Evaluation of Claims
In its evaluation of the plaintiffs' claims, the court noted that the plaintiffs failed to address several allegations in their response to the defendants' motions for summary judgment. These unaddressed claims included assertions that the defendants did not adequately describe the policy review and appeal processes as mandated by ERISA, as well as claims of breach of contract under state law. The court pointed out that by not engaging with these specific claims, the plaintiffs effectively abandoned them, which undermined their argument and left the defendants' motions unchallenged on those points. The court referenced Rule 56(c)(1)(A) of the Federal Rules of Civil Procedure, which requires parties to support their assertions with specific citations to the record when disputing material facts.
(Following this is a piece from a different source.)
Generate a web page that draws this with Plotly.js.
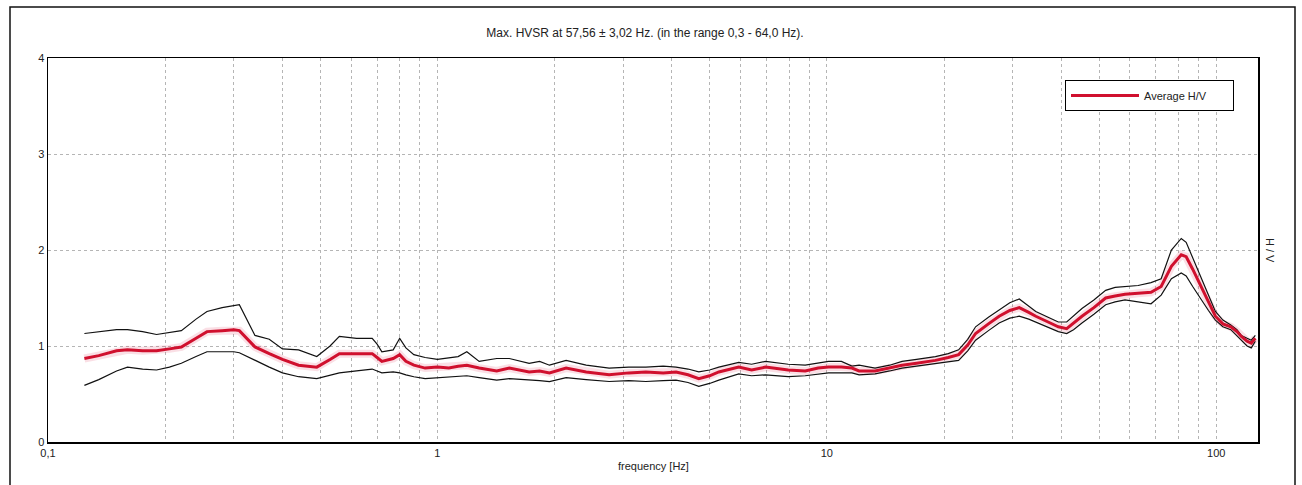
<!DOCTYPE html>
<html>
<head>
<meta charset="utf-8">
<script src="https://cdn.plot.ly/plotly-3.0.1.min.js"></script>
<style>html,body{margin:0;padding:0;background:#fff;}#chart{width:1302px;height:485px;}</style>
</head>
<body>
<div id="chart"></div>
<script>
// Frequencies (Hz)
const freq = [0.124,0.135,0.150,0.160,0.175,0.190,0.205,0.220,0.240,0.256,0.280,0.300,0.310,0.340,0.370,0.400,0.440,0.490,0.530,0.560,0.620,0.680,0.700,0.720,0.770,0.800,0.830,0.870,0.930,1.00,1.07,1.13,1.19,1.28,1.42,1.53,1.72,1.83,1.94,2.14,2.41,2.76,3.10,3.43,3.80,4.10,4.40,4.69,5.00,5.28,5.94,6.41,6.96,7.50,7.96,8.80,9.50,10.1,10.9,11.6,12.1,13.3,14.5,15.6,17.0,19.0,20.5,21.8,23.0,24.1,26.0,27.7,29.5,31.2,33.0,34.4,37.0,39.3,41.3,43.0,45.2,48.5,52.0,55.0,58.3,63.0,68.0,72.2,76.7,81.3,83.7,87.0,91.5,95.5,99.5,104,109,113,116,120,123,126];
// Average H/V
const avgHV = [0.87,0.90,0.95,0.96,0.95,0.95,0.97,0.99,1.08,1.15,1.16,1.17,1.16,0.99,0.92,0.86,0.80,0.78,0.86,0.92,0.92,0.92,0.88,0.84,0.87,0.91,0.84,0.80,0.77,0.78,0.77,0.79,0.80,0.77,0.74,0.77,0.73,0.74,0.72,0.77,0.73,0.70,0.72,0.73,0.72,0.73,0.70,0.66,0.69,0.73,0.78,0.75,0.78,0.76,0.75,0.74,0.77,0.78,0.78,0.77,0.74,0.74,0.77,0.80,0.82,0.85,0.88,0.91,1.01,1.13,1.23,1.31,1.37,1.40,1.35,1.31,1.25,1.20,1.18,1.24,1.31,1.40,1.50,1.52,1.54,1.55,1.56,1.62,1.83,1.95,1.93,1.80,1.62,1.45,1.31,1.23,1.20,1.15,1.10,1.05,1.03,1.08];
// Upper bound
const upperHV = [1.13,1.15,1.17,1.17,1.15,1.12,1.14,1.16,1.28,1.36,1.40,1.42,1.43,1.11,1.07,0.97,0.96,0.89,1.00,1.10,1.08,1.08,1.02,0.94,0.96,1.08,0.98,0.91,0.88,0.86,0.875,0.89,0.94,0.84,0.87,0.87,0.82,0.84,0.80,0.85,0.80,0.77,0.78,0.78,0.79,0.78,0.76,0.73,0.75,0.78,0.83,0.81,0.84,0.82,0.81,0.80,0.82,0.84,0.84,0.79,0.80,0.77,0.80,0.84,0.86,0.89,0.92,0.96,1.07,1.20,1.30,1.375,1.45,1.49,1.42,1.36,1.30,1.25,1.25,1.31,1.39,1.48,1.58,1.61,1.62,1.63,1.66,1.70,2.00,2.12,2.08,1.92,1.72,1.53,1.36,1.27,1.22,1.17,1.11,1.08,1.06,1.11];
// Lower bound
const lowerHV = [0.59,0.65,0.74,0.78,0.76,0.75,0.78,0.82,0.89,0.94,0.94,0.94,0.93,0.85,0.78,0.72,0.68,0.66,0.70,0.72,0.74,0.76,0.74,0.72,0.73,0.72,0.70,0.68,0.66,0.67,0.68,0.69,0.69,0.67,0.645,0.66,0.65,0.64,0.63,0.67,0.65,0.63,0.64,0.63,0.64,0.645,0.62,0.58,0.61,0.645,0.71,0.69,0.70,0.69,0.68,0.69,0.71,0.72,0.72,0.72,0.70,0.71,0.74,0.77,0.79,0.82,0.84,0.85,0.95,1.06,1.16,1.24,1.29,1.31,1.28,1.25,1.19,1.15,1.13,1.17,1.24,1.33,1.43,1.46,1.48,1.46,1.44,1.53,1.70,1.76,1.73,1.62,1.48,1.37,1.27,1.20,1.17,1.11,1.06,1.00,0.98,1.05];

const xTickVals = [0.1,0.2,0.3,0.4,0.5,0.6,0.7,0.8,0.9,1,2,3,4,5,6,7,8,9,10,20,30,40,50,60,70,80,90,100];
const xTickText = ['0,1','','','','','','','','','1','','','','','','','','','10','','','','','','','','','100'];
const yTickVals = [0,1,2,3,4];
const yTickText = ['0','1','2','3','4'];

const titleText = 'Max. HVSR at 57,56 ± 3,02 Hz. (in the range 0,3 - 64,0 Hz).';
const xTitle = 'frequency [Hz]';
const yTitle = 'H / V';
const legendName = 'Average H/V';

const traces = [
  {x: freq, y: avgHV, type:'scatter', mode:'lines', line:{color:'rgba(225,80,110,0.18)', width:8}, showlegend:false, hoverinfo:'skip'},
  {x: freq, y: upperHV, type:'scatter', mode:'lines', line:{color:'#111', width:1.2}, showlegend:false},
  {x: freq, y: lowerHV, type:'scatter', mode:'lines', line:{color:'#111', width:1.2}, showlegend:false},
  {x: freq, y: avgHV, type:'scatter', mode:'lines', name: legendName + '\u00a0\u00a0\u00a0\u00a0\u00a0\u00a0\u00a0', line:{color:'#d0102e', width:3}}
];

const L = 48, R = 1258, T = 58, B = 442;
const pw = R - L, ph = B - T;

const layout = {
  width:1302, height:485,
  margin:{l:L, r:1302-R, t:T, b:485-B, pad:0},
  paper_bgcolor:'#fff', plot_bgcolor:'#fff',
  font:{family:'"Liberation Sans", Arial, sans-serif', size:11, color:'#222'},
  title:{text:titleText, xref:'container', x:645/1302, xanchor:'center', yref:'container', y:1-33/485, yanchor:'middle', font:{size:12, color:'#222'}},
  showlegend:true,
  legend:{x:(1065-L)/pw, y:(B-80)/ph, xanchor:'left', yanchor:'top', bordercolor:'#000', borderwidth:1, bgcolor:'#fff', font:{size:11, color:'#222'}, itemwidth:68, tracegroupgap:0},
  xaxis:{type:'log', range:[-1, Math.log10(128)], tickvals:xTickVals, ticktext:xTickText, showgrid:true, gridcolor:'#b5b5b5', griddash:'3px,3px', gridwidth:1, showline:true, mirror:true, linecolor:'#000', linewidth:1.5, ticks:'', zeroline:false, tickfont:{size:11, color:'#222'}, fixedrange:true},
  yaxis:{range:[0,4], tickvals:yTickVals, ticktext:yTickText, showgrid:true, gridcolor:'#b5b5b5', griddash:'3px,3px', gridwidth:1, showline:true, mirror:true, linecolor:'#000', linewidth:1.5, ticks:'', zeroline:false, tickfont:{size:11, color:'#222'}, fixedrange:true},
  shapes:[
    {type:'rect', xref:'paper', yref:'paper', x0:(10-L)/pw, x1:(1295-L)/pw, y0:(B-495)/ph, y1:(B-7)/ph, line:{color:'#111', width:1.5}, fillcolor:'rgba(0,0,0,0)', layer:'below'}
  ],
  annotations:[
    {text:xTitle, xref:'paper', yref:'paper', x:(653-L)/pw, y:(B-466)/ph, xanchor:'center', yanchor:'middle', showarrow:false, font:{size:11, color:'#222'}},
    {text:yTitle, xref:'paper', yref:'paper', x:(1270-L)/pw, y:(B-250)/ph, xanchor:'center', yanchor:'middle', textangle:90, showarrow:false, font:{size:11, color:'#222'}}
  ]
};

Plotly.newPlot('chart', traces, layout, {displayModeBar:false, staticPlot:true});
</script>
</body>
</html>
Consequently, the court found that no genuine dispute of material fact existed regarding the plaintiffs' additional claims, and thus, it was appropriate to grant summary judgment on all claims in favor of the defendants. This determination reinforced the idea that a party must actively engage with and substantiate its legal arguments to proceed successfully in court.
Conclusion of the Court
The court concluded that both defendants were entitled to summary judgment as no genuine disputes of material fact existed regarding the plaintiffs' claims for benefits. It found that the plan administrator's decision to deny the benefits at the $100,000 level for both supplemental life insurance and accidental death and dismemberment insurance was appropriate and in line with the policy's provisions. The court granted summary judgment for Kohler Company and UniCare Life and Health Insurance Co., thereby denying the plaintiffs' motion for summary judgment. Additionally, the court dismissed the parties' joint motion for a continuance of the trial setting as moot, indicating that the resolution of the summary judgment motions rendered the need for a trial unnecessary. Through this ruling, the court underscored the importance of adhering to the specific terms outlined in insurance plans and the necessity for claimants to fulfill all procedural requirements to secure benefits.